Simply Business
- Company type: Private
- Industry: Insurance
- Founded: 2005; 21 years ago
- Headquarters: London, United Kingdom
- Key people: David Summers (Group CEO)
- Products: Business insurance, Shop insurance and Landlord insurance
- Revenue: £148.6m million (2022)
- Number of employees: 800
- Website: simplybusiness.com

= Simply Business =

Online insurance company

Simply Business is a digital broker and agency for small business insurance.

==History==
Xbridge, Simply Business’ holding company, was founded by Brad Liebmann, Ralph Arnold, Deno Fischer and Jim Nelson in 2000. Simply Business was launched in 2005 as an online broker for business insurance and the trading name of Xbridge.

In 2010, Jason Stockwood joined the company as chief executive officer.

In July 2013 the company completed a management buy-out backed by the private equity firm AnaCap Financial Partners.

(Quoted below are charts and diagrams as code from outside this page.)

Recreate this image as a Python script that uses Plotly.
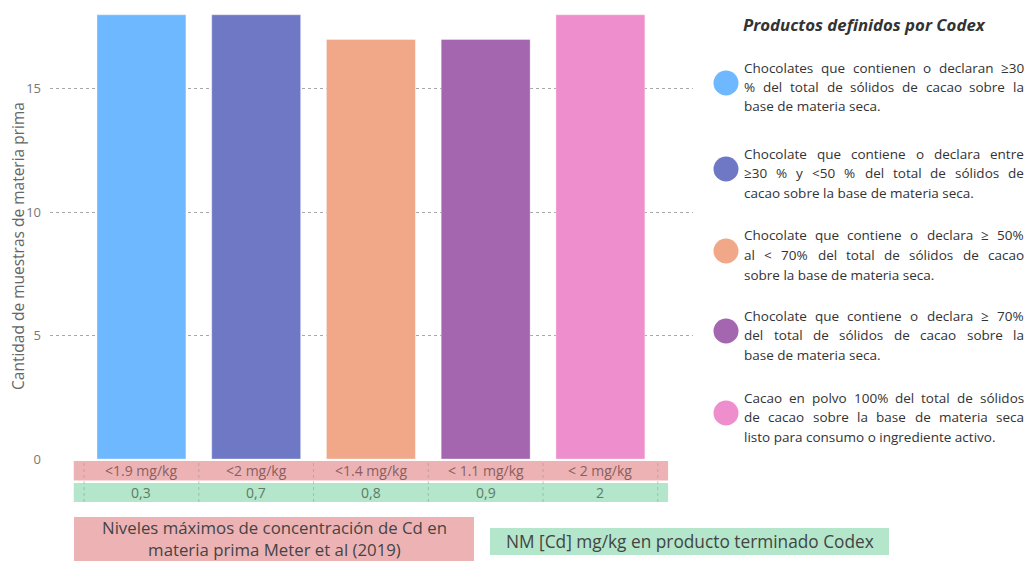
import plotly.graph_objects as go

# --- data -------------------------------------------------------------
nm_materia_prima = ["<1.9 mg/kg", "<2 mg/kg", "<1.4 mg/kg", "< 1.1 mg/kg", "< 2 mg/kg"]
nm_codex = ["0,3", "0,7", "0,8", "0,9", "2"]
muestras = [18, 18, 17, 17, 18]
colores = ["#6EB8FF", "#6E78C4", "#F0A888", "#A366AF", "#EF8ECC"]
productos = [
    ["Chocolates que contienen o declaran ≥30", "% del total de sólidos de cacao sobre la",
     "base de materia seca."],
    ["Chocolate que contiene o declara entre", "≥30 % y <50 % del total de sólidos de",
     "cacao sobre la base de materia seca."],
    ["Chocolate que contiene o declara ≥ 50%", "al < 70% del total de sólidos de cacao",
     "sobre la base de materia seca."],
    ["Chocolate que contiene o declara ≥ 70%", "del total de sólidos de cacao sobre la",
     "base de materia seca."],
    ["Cacao en polvo 100% del total de sólidos", "de cacao sobre la base de materia seca",
     "listo para consumo o ingrediente activo."],
]
titulo_leyenda = "Productos definidos por Codex"
titulo_y = "Cantidad de muestras de materia prima"
caja_rosa = "Niveles máximos de concentración de Cd en<br>materia prima Meter et al (2019)"
caja_verde = "NM [Cd] mg/kg en producto terminado Codex"

# --- geometry (pixels of the 1025x561 canvas) -------------------------
W, H = 1025, 561
PL, PR, PT, PB = 50, 693, 0, 459
FONT = "Open Sans, Noto Sans, sans-serif"
ROSA, VERDE = "#EDB3B4", "#B3E6CB"

# approximate Open Sans advance widths (units per 2048 em) for justifying text
ADV = {" ": 532, "a": 1139, "b": 1255, "c": 975, "d": 1255, "e": 1149, "f": 694,
       "g": 1122, "h": 1257, "i": 518, "j": 518, "k": 1075, "l": 518, "m": 1905,
       "n": 1257, "o": 1237, "p": 1255, "q": 1255, "r": 836, "s": 977, "t": 723,
       "u": 1257, "v": 1026, "w": 1593, "x": 1073, "y": 1028, "z": 977,
       "á": 1139, "é": 1149, "í": 518, "ó": 1237, "ú": 1257, "C": 1300,
       "%": 1751, "<": 1171, "≥": 1171, ".": 545}


def ancho(txt, size):
    return sum(ADV.get(ch, 1171) for ch in txt) / 2048 * size


def px(x):
    return (x - PL) / (PR - PL)


def py(y):
    return (PB - y) / (PB - PT)


def nota(x, y, text, size, color, xref="paper", yref="paper", **kw):
    d = dict(x=x, y=y, xref=xref, yref=yref, text=text, showarrow=False,
             xanchor="center", yanchor="middle",
             font=dict(family=FONT, size=size, color=color))
    d.update(kw)
    return d


idx = list(range(len(muestras)))

fig = go.Figure()
for i in idx:
    fig.add_trace(go.Bar(
        x=[i], y=[muestras[i]], width=0.775,
        marker=dict(color=colores[i], line=dict(color="rgba(255,255,255,0.35)", width=1)),
        showlegend=False, hoverinfo="y",
    ))

shapes = []
annotations = []

# label bands under the axis
shapes.append(dict(type="rect", xref="x", yref="paper", x0=-0.59, x1=4.59,
                   y0=py(480.5), y1=py(461), fillcolor=ROSA, line=dict(width=0), layer="below"))
shapes.append(dict(type="rect", xref="x", yref="paper", x0=-0.59, x1=4.59,
                   y0=py(502), y1=py(483), fillcolor=VERDE, line=dict(width=0), layer="below"))
for k in range(len(idx) + 1):
    shapes.append(dict(type="line", xref="x", yref="paper", x0=k - 0.5, x1=k - 0.5,
                       y0=py(502), y1=py(461), line=dict(color="rgba(140,140,140,0.45)", width=1, dash="dot")))
for i in idx:
    annotations.append(nota(i, py(470.5), nm_materia_prima[i], 14, "#8A5E60", xref="x"))
    annotations.append(nota(i, py(492.5), nm_codex[i], 14, "#5E7A66", xref="x"))

# explanatory boxes at the bottom
shapes.append(dict(type="rect", xref="paper", yref="paper", x0=px(74), x1=px(474),
                   y0=py(566), y1=py(517), fillcolor=ROSA, line=dict(width=0)))
annotations.append(nota(px(274.5), py(538.5), caja_rosa, 16.8, "#444444", align="center"))
shapes.append(dict(type="rect", xref="paper", yref="paper", x0=px(490), x1=px(889),
                   y0=py(555), y1=py(528), fillcolor=VERDE, line=dict(width=0)))
annotations.append(nota(px(690), py(541.5), caja_verde, 17.3, "#444444"))

# product legend (justified paragraphs)
annotations.append(nota(px(864), py(25), "<b><i>" + titulo_leyenda + "</i></b>", 16.8, "#333333"))
centros = [83, 169, 251, 331, 413]
R = 12.5
TX0, TX1, TS = 742, 1022, 13.5
for c, col, lineas in zip(centros, colores, productos):
    shapes.append(dict(type="circle", xref="paper", yref="paper",
                       x0=px(726 - R), x1=px(726 + R), y0=py(c + R), y1=py(c - R),
                       fillcolor=col, line=dict(width=0)))
    for j, linea in enumerate(lineas):
        yl = py(c - 15.5 + 19.5 * j)
        palabras = linea.split(" ")
        if j == len(lineas) - 1 or len(palabras) < 2:
            annotations.append(nota(px(TX0), yl, linea, TS, "#333333", xanchor="left"))
            continue
        anchos = [ancho(p, TS) for p in palabras]
        hueco = (TX1 - TX0 - sum(anchos)) / (len(palabras) - 1)
        xw = TX0
        for p, a in zip(palabras, anchos):
            annotations.append(nota(px(xw), yl, p, TS, "#333333", xanchor="left"))
            xw += a + hueco

# y-axis title
annotations.append(nota(px(18), py(246), titulo_y, 15.5, "#666666", textangle=-90))

fig.update_layout(
    width=W, height=H,
    margin=dict(l=PL, r=W - PR, t=PT, b=H - PB),
    paper_bgcolor="white", plot_bgcolor="white",
    bargap=0.225,
    shapes=shapes, annotations=annotations,
    xaxis=dict(range=[-0.797, 4.807], showticklabels=False, showgrid=False,
               zeroline=False, showline=False, fixedrange=True),
    yaxis=dict(range=[0, 18.6], tickvals=[0, 5, 10, 15], showgrid=True,
               gridcolor="#A8A8A8", griddash="dot", gridwidth=1, zeroline=False,
               showline=False, ticks="", ticklabelstandoff=8,
               tickfont=dict(family=FONT, size=13, color="#777777"), fixedrange=True),
    font=dict(family=FONT),
)

fig.write_html("out.html")
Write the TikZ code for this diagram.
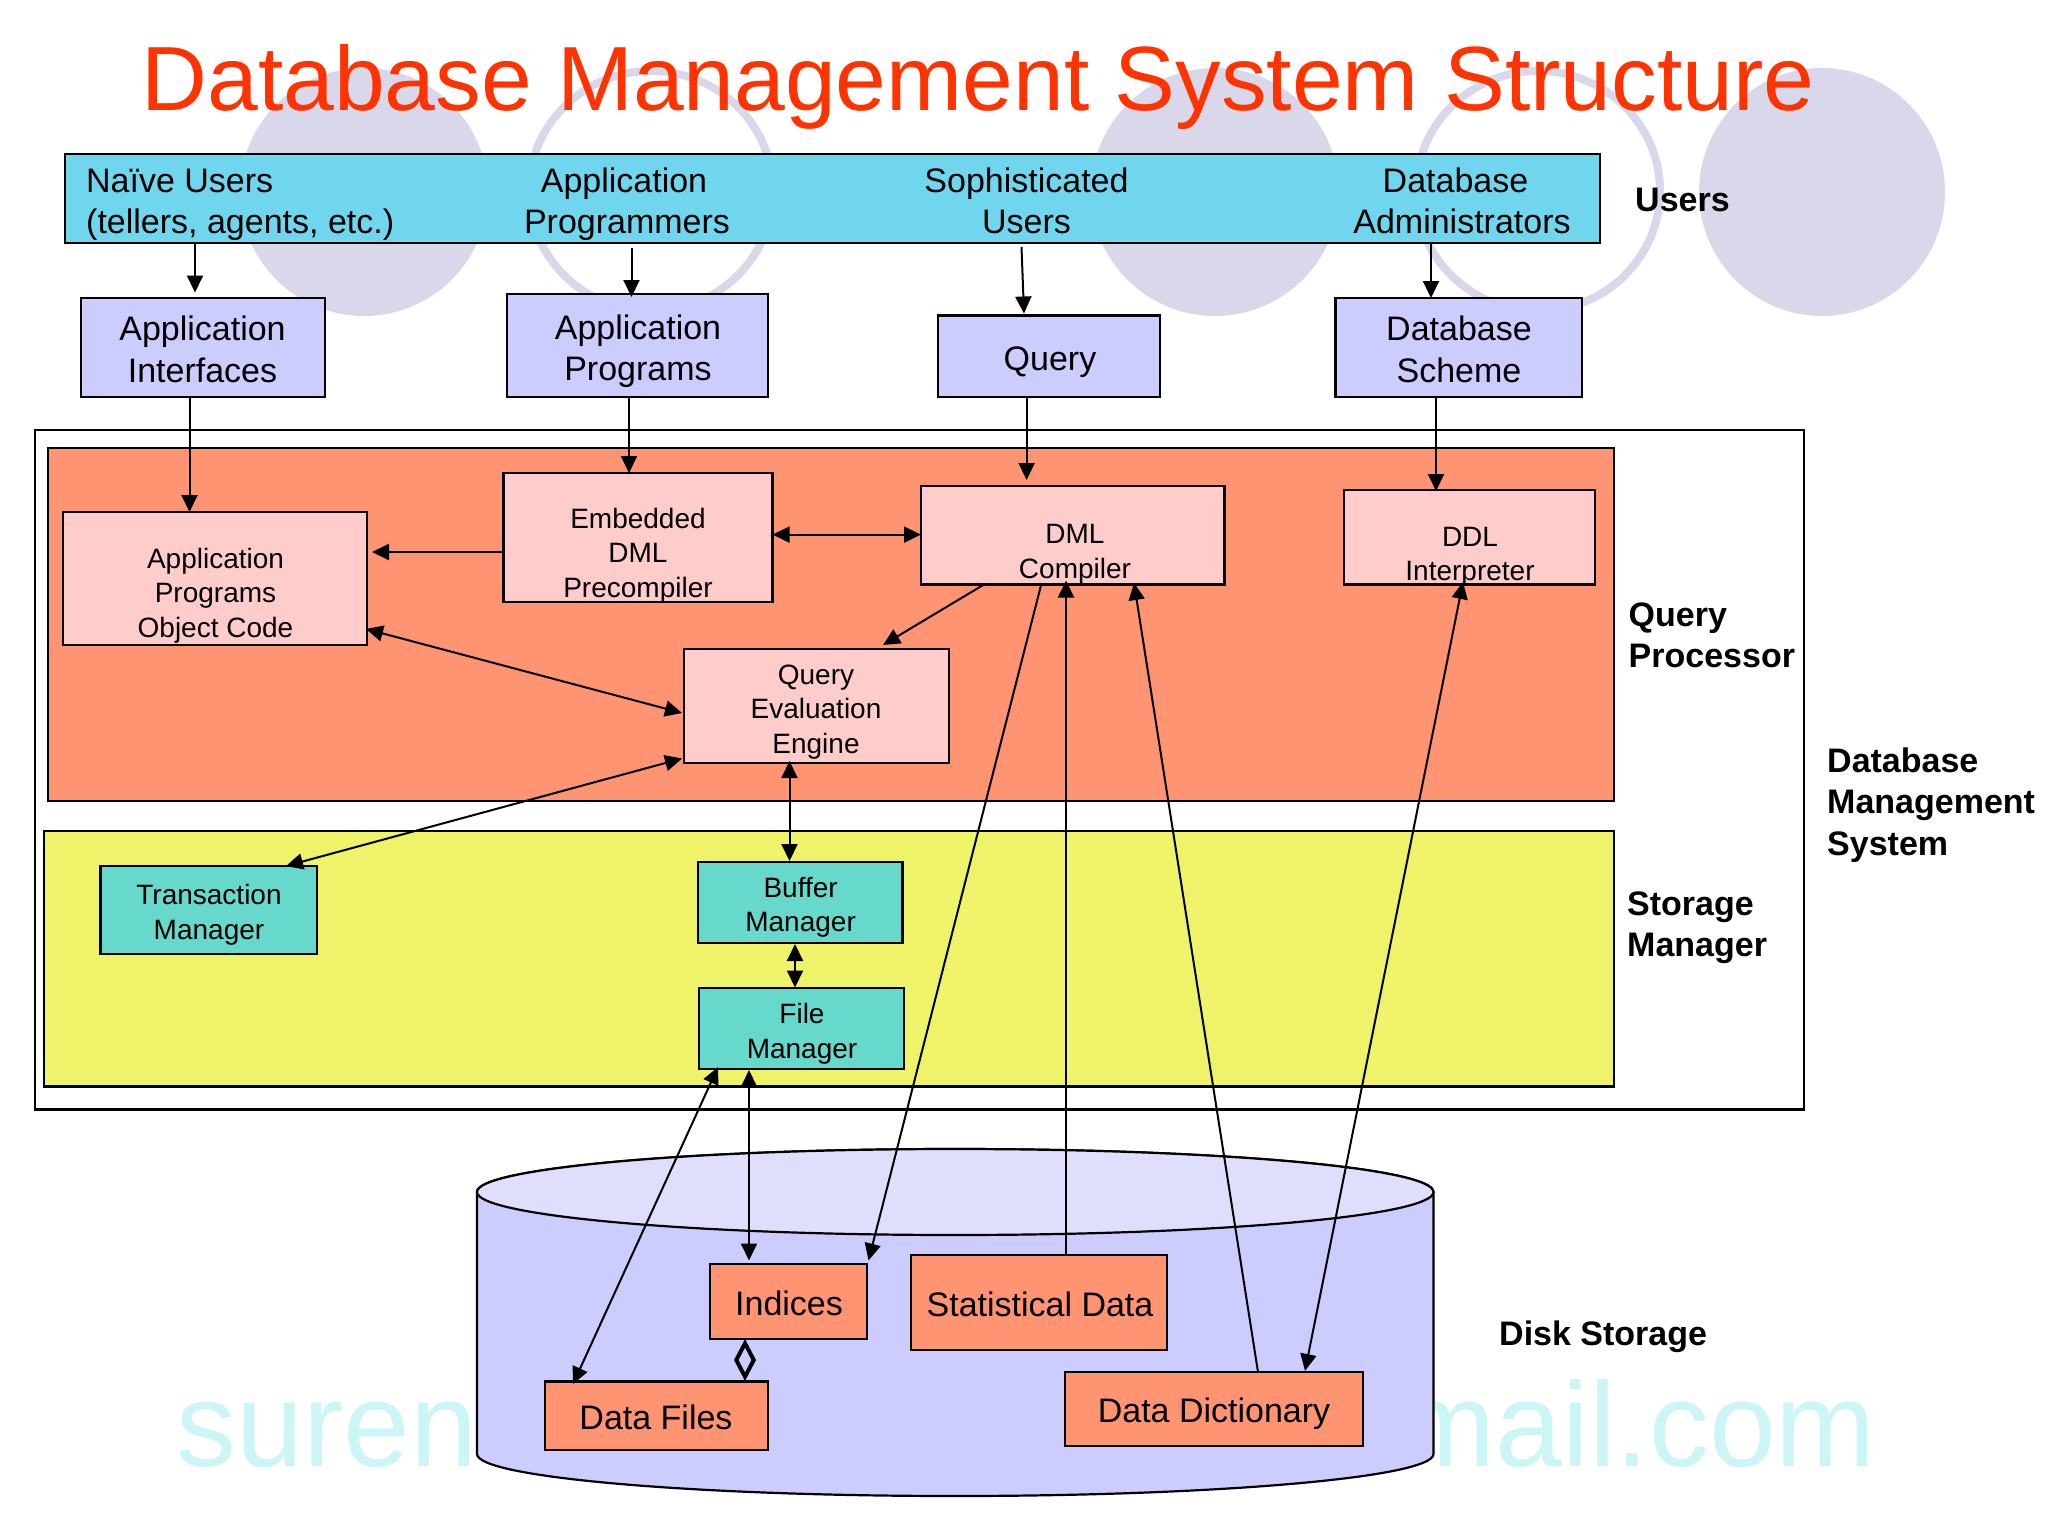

In April 2015, AnaCap sold its stake in Simply Business to Aquiline Capital Partners for £120m.

Simply Business launched their first office in the United States in December 2016. In August 2017, The Travelers Companies acquired the company from Aquiline Capital Partners for approximately $490 million.

In November 2018, David Summers, then UK CEO, replaced Jason Stockwood as Group CEO.

In 2021, Simply Business was selected to participate in the Amazon Insurance Accelerator Program to distribute general liability coverage to Amazon sellers. As of 2022, the company's revenue was reportedly £148.6m.

The company has been reported to be a certified B Corp, but as of January 2026 are not listed on the B Labs register. As of 2023, the company had over 900,000 customers globally.